Holding — Per Curiam
- The Supreme Court of Florida held that the liability of a deceased joint obligor does not cease to exist upon death and that such liability can still be enforced against the estate of the deceased.
Rule
- The liability of a deceased joint obligor on a contract does not cease upon death and may still be enforced against the estate of the deceased.
Reasoning
- The court reasoned that at common law, the death of one joint obligor typically discharged the representative from liability.
- However, Florida statutes had altered this common law principle, allowing the liability of a deceased joint obligor to persist.
- The Court emphasized that the statute aimed to preserve the enforceability of obligations despite the death of a party.
- It further clarified that while a suit could not be jointly maintained against the surviving obligors and the estate of the deceased, a separate suit could be brought against the deceased's representative to establish the liability.
- Execution on that judgment could be stayed until the obligation was also established against the surviving obligors unless they were unreachable for legal action.

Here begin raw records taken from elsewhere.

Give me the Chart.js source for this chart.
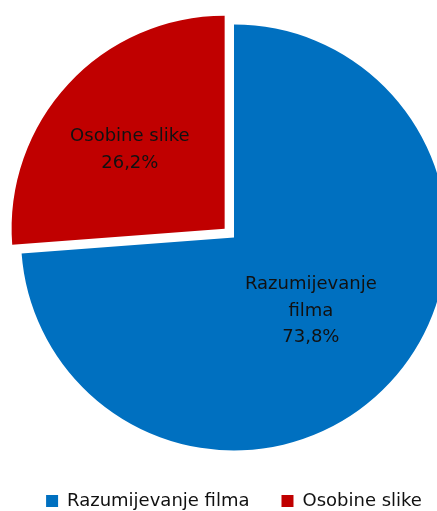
<!DOCTYPE html>
<html>
<head>
<meta charset="utf-8">
<script src="https://cdn.jsdelivr.net/npm/chart.js@4"></script>
<style>
    html, body { margin: 0; padding: 0; background: #fff; overflow: hidden; }
    #wrap { width: 437px; height: 511px; overflow: hidden; }
</style>
</head>
<body>
<div id="wrap"><canvas id="pie" width="468" height="520"></canvas></div>
<script>
const categories = ['Razumijevanje filma', 'Osobine slike'];
const sliceLabels = [['Razumijevanje', 'filma'], ['Osobine slike']];
const shares = [73.8, 26.2];
const colors = ['#0070C0', '#C00000'];

const FONT = '"DejaVu Sans", sans-serif';
// where each in-slice label sits: fraction of radius, and small turn (rad)
const labelRadius = [0.5, 0.58];
const labelTurn = [0.017, -0.052];

// draws category + percent inside each slice
const sliceLabelPlugin = {
    id: 'sliceLabels',
    afterDatasetsDraw(chart) {
        const ctx = chart.ctx;
        const meta = chart.getDatasetMeta(0);
        ctx.save();
        ctx.font = '18px ' + FONT;
        ctx.fillStyle = '#111';
        ctx.textAlign = 'center';
        ctx.textBaseline = 'middle';
        meta.data.forEach((arc, i) => {
            const mid = (arc.startAngle + arc.endAngle) / 2;
            const shift = (arc.options.offset || 0) / 4;
            const ox = arc.x + Math.cos(mid) * shift;
            const oy = arc.y + Math.sin(mid) * shift;
            const a = mid + labelTurn[i];
            const r = arc.outerRadius * labelRadius[i];
            const cx = ox + Math.cos(a) * r;
            const cy = oy + Math.sin(a) * r;
            const lines = sliceLabels[i].concat([shares[i].toFixed(1).replace('.', ',') + '%']);
            const lh = 26.5;
            const top = cy - (lines.length - 1) * lh / 2;
            lines.forEach((t, k) => ctx.fillText(t, cx, top + k * lh));
        });
        ctx.restore();
    }
};

new Chart(document.getElementById('pie'), {
    type: 'pie',
    data: {
        labels: categories,
        datasets: [{
            data: shares,
            backgroundColor: colors,
            borderWidth: 0,
            offset: [0, 51],
            clip: false
        }]
    },
    options: {
        responsive: false,
        animation: false,
        devicePixelRatio: 1,
        radius: 213,
        layout: { padding: { left: 0, right: 0, top: 15, bottom: 0 } },
        plugins: {
            legend: {
                position: 'bottom',
                labels: {
                    boxWidth: 12,
                    boxHeight: 12,
                    padding: 32,
                    color: '#111',
                    font: { family: FONT, size: 18 }
                }
            },
            tooltip: { enabled: false }
        }
    },
    plugins: [sliceLabelPlugin]
});
</script>
</body>
</html>
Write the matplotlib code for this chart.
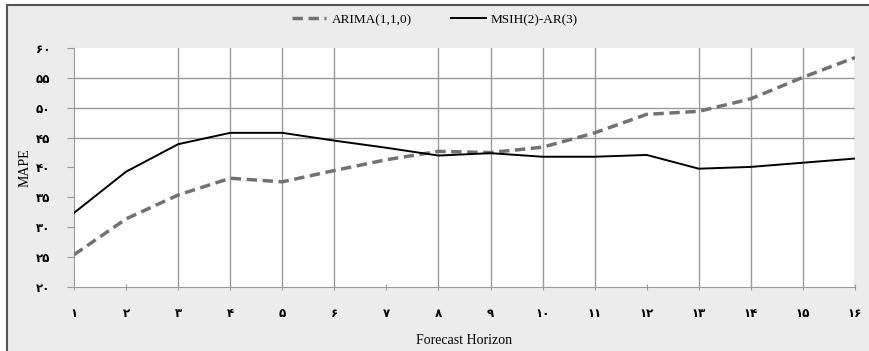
import matplotlib.pyplot as plt
from matplotlib.patches import Rectangle

# Forecast horizon and MAPE values
horizon = list(range(1, 17))
arima = [25.4, 31.4, 35.4, 38.2, 37.6, 39.5, 41.3, 42.7, 42.5, 43.4,
         45.8, 48.9, 49.4, 51.5, 55.1, 58.4]
msih = [32.4, 39.3, 43.9, 45.8, 45.8, 44.5, 43.3, 42.0, 42.4, 41.8,
        41.8, 42.1, 39.8, 40.1, 40.8, 41.5]

fa_digits = "۰۱۲۳۴۵۶۷۸۹"
def to_fa(n):
    return "".join(fa_digits[int(c)] for c in str(n))

x_labels = [to_fa(h) for h in horizon]
y_ticks = [20, 25, 30, 35, 40, 45, 50, 55, 60]
y_labels = [to_fa(v) for v in y_ticks]
# only some grid lines are visible in the source image
x_grid = [3, 4, 5, 6, 8, 9, 10, 11, 13, 14, 15, 16]
y_grid = [45, 50, 55]

fig = plt.figure(figsize=(8.70, 3.51), dpi=100)
fig.patch.set_facecolor("white")
bg = Rectangle((7 / 870, -0.01), 1.0, 1 - 5 / 351 + 0.01, transform=fig.transFigure,
               facecolor="#ececec", edgecolor="#555555", linewidth=1.5, zorder=-10)
fig.patches.append(bg)

ax = fig.add_axes([74 / 870, 1 - 287 / 351, (855 - 74) / 870, (287 - 48) / 351])
ax.set_facecolor("white")

for gx in x_grid:
    ax.axvline(gx, color="#9a9a9a", linewidth=1, zorder=1)
for gy in y_grid:
    ax.axhline(gy, color="#9a9a9a", linewidth=1, zorder=1)

ax.plot(horizon, arima, color="#727272", linewidth=2.5, linestyle=(0, (3, 1.6)),
        label="ARIMA(1,1,0)", zorder=3)
ax.plot(horizon, msih, color="black", linewidth=1.4, label="MSIH(2)-AR(3)", zorder=3)

ax.set_xlim(1, 16)
ax.set_ylim(20, 60)
ax.set_xticks(horizon)
ax.set_xticklabels(x_labels, fontsize=8.5, fontweight="bold", family="DejaVu Sans")
ax.set_yticks(y_ticks)
ax.set_yticklabels(y_labels, fontsize=8.5, fontweight="bold", family="DejaVu Sans")
ax.tick_params(axis="x", length=5, color="#9a9a9a", pad=12, direction="inout")
ax.tick_params(axis="y", length=5, color="#9a9a9a", pad=12, direction="out")

for side in ["top", "right"]:
    ax.spines[side].set_visible(False)
ax.spines["left"].set_color("#9a9a9a")
ax.spines["bottom"].set_color("#9a9a9a")

ax.set_xlabel("Forecast Horizon", family="Liberation Serif", fontsize=10, labelpad=10)
ax.set_ylabel("MAPE", family="Liberation Serif", fontsize=10, labelpad=3)

fig.legend(loc="upper center", bbox_to_anchor=(0.5, 0.995), ncol=2, frameon=False,
           prop={"family": "Liberation Serif", "size": 9.5}, handlelength=2.6,
           columnspacing=3.0, handletextpad=0.4)

fig.savefig("out.png", dpi=100)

- This approach aligned with precedents set in previous cases, thereby affirming the judgment.
Deep Dive: How the Court Reached Its Decision
Background of Common Law Doctrine
The Supreme Court of Florida began its reasoning by addressing the established common law principle that, upon the death of one joint obligor, the obligations of the deceased would typically cease to exist for their representative. This doctrine held that the surviving obligors alone could be pursued for the joint obligation, effectively discharging the deceased's estate from liability. The Court referenced prior decisions, such as Lee v. Puleston, to illustrate this point and emphasized that this common law rule was still in effect in Florida, absent any statutory modification. The implication of this common law doctrine was significant, as it meant that joint obligations were not enforceable against the estates of deceased obligors, potentially leaving creditors without recourse. This laid the groundwork for understanding the impact of subsequent legislative changes on the enforceability of joint obligations upon the death of a party.
Statutory Changes in Florida
The Court then turned its attention to Section 4211 of the Florida General Laws, which had altered the common law rule regarding the survival of joint obligations. The Court noted that the statute aimed to preserve the enforceability of obligations despite a party's death, thereby abrogating the traditional common law doctrine. This legislative change was pivotal, as it allowed for the liability of a deceased joint obligor to endure beyond their death, enabling creditors to pursue claims against the deceased's estate. The Court highlighted the importance of this statutory framework in ensuring that the obligations of the deceased could still be adjudicated, thus acknowledging a shift towards protecting the interests of creditors. This legislative intent was further reinforced by the Court’s previous ruling in Lee v. Puleston, which supported the notion that the death of one obligor did not extinguish the liability of the deceased's estate.
Implications for Joint Obligations
The Court reasoned that although the liability of the deceased joint obligor was now preserved, procedural complications arose regarding how to enforce this liability. It clarified that a plaintiff could not file a joint suit against the surviving obligors and the representative of the deceased obligor simultaneously. This was due to the differing forms of judgment that would apply: the estate of the deceased would be liable to pay de bonis testatoris (from the estate), while the surviving obligors would be liable de bonis propriis (from their own assets). The Court concluded that to resolve these complications, the proper course of action was to permit the creditor to pursue separate actions, first against the estate of the deceased and then against the surviving obligors, if necessary. This approach ensured that the liabilities were addressed appropriately within the confines of existing legal frameworks.
Procedural Recommendations
In light of the identified procedural issues, the Court proposed that a creditor could bring a separate suit against the personal representative of the deceased obligor to establish the fact and amount of liability. The Court further stipulated that execution on any judgment against the estate should be stayed until the joint obligation was also adjudicated against the surviving obligors. This stay would be lifted only if it was demonstrated that the surviving obligors were unreachable or incapable of being sued, such as in cases of bankruptcy or death. The Court referenced the precedent set in Brill v. Jewett to support its rationale, emphasizing the need for clarity and fairness in the enforcement of joint obligations. This structured approach to liability and enforcement provided a practical solution to the complexities introduced by the interplay of joint obligations and the death of obligors.
Conclusion of the Court
Ultimately, the Supreme Court of Florida affirmed the judgment in favor of Oliver, holding that the liability of the deceased joint obligor did not cease upon death. The Court's decision reinforced the notion that obligations would survive death under the Florida statutes, allowing for enforcement against the estate of the deceased. While the procedural complexities regarding enforcement against surviving obligors remained, the Court's ruling provided a clear pathway for creditors to pursue their claims effectively. This decision illustrated the balance that the Court sought to strike between honoring traditional common law principles and adapting to statutory changes designed to protect the rights of creditors. The judgment thus underscored the evolving nature of contract law in Florida, particularly regarding joint obligations in the wake of a party's death.